Exercise: Copy from the first line below down to and including the line with "board of FPGA</text>". Skip the pictures.

Information supplied:
···

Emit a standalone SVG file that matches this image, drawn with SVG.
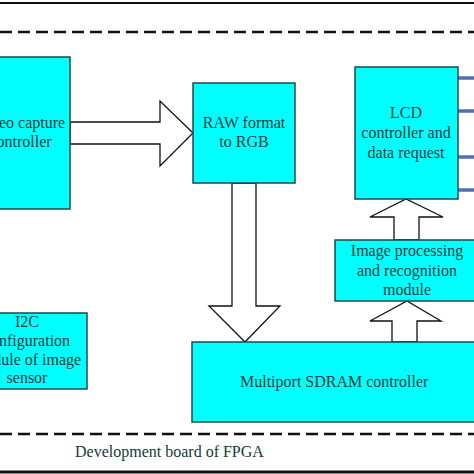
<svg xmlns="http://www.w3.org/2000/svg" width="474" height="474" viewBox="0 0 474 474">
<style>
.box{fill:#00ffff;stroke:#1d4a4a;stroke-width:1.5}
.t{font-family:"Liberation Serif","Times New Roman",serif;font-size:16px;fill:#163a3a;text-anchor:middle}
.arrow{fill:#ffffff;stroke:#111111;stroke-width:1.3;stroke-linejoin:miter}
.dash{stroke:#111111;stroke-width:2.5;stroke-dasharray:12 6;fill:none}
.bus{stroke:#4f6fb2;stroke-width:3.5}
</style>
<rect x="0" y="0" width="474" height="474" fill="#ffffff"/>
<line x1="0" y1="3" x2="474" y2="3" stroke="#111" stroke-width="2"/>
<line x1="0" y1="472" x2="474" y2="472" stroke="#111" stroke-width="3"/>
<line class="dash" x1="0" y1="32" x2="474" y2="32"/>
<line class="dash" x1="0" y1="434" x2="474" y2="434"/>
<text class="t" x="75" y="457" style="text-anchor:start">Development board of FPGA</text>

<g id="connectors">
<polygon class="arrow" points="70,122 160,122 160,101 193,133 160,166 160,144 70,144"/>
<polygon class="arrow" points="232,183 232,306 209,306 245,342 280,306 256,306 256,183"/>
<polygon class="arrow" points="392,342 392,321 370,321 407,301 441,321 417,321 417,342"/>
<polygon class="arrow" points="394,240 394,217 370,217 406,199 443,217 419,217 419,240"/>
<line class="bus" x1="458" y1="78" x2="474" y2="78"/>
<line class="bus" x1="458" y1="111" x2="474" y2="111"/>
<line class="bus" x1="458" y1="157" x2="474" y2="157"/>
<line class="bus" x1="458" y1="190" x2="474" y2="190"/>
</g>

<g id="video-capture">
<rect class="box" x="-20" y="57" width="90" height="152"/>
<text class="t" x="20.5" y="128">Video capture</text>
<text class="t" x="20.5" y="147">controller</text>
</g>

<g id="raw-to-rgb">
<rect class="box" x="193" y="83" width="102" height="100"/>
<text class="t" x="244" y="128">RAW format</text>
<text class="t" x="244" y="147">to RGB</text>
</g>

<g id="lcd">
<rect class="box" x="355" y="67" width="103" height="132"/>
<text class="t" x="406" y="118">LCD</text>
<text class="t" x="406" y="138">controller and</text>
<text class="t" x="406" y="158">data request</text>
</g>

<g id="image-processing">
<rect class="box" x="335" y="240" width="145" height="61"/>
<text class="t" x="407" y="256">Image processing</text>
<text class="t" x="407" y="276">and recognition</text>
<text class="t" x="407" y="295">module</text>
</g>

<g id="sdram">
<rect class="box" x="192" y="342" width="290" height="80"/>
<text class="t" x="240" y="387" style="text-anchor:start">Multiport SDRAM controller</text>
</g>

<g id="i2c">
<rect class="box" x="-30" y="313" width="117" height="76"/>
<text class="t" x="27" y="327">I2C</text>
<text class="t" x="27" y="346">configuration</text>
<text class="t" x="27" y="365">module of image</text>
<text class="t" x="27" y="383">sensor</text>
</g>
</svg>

···

The output:
Emit a standalone SVG file that matches this image, drawn with SVG.
<svg xmlns="http://www.w3.org/2000/svg" width="474" height="474" viewBox="0 0 474 474">
<style>
.box{fill:#00ffff;stroke:#1d4a4a;stroke-width:1.5}
.t{font-family:"Liberation Serif","Times New Roman",serif;font-size:16px;fill:#163a3a;text-anchor:middle}
.arrow{fill:#ffffff;stroke:#111111;stroke-width:1.3;stroke-linejoin:miter}
.dash{stroke:#111111;stroke-width:2.5;stroke-dasharray:12 6;fill:none}
.bus{stroke:#4f6fb2;stroke-width:3.5}
</style>
<rect x="0" y="0" width="474" height="474" fill="#ffffff"/>
<line x1="0" y1="3" x2="474" y2="3" stroke="#111" stroke-width="2"/>
<line x1="0" y1="472" x2="474" y2="472" stroke="#111" stroke-width="3"/>
<line class="dash" x1="0" y1="32" x2="474" y2="32"/>
<line class="dash" x1="0" y1="434" x2="474" y2="434"/>
<text class="t" x="75" y="457" style="text-anchor:start">Development board of FPGA</text>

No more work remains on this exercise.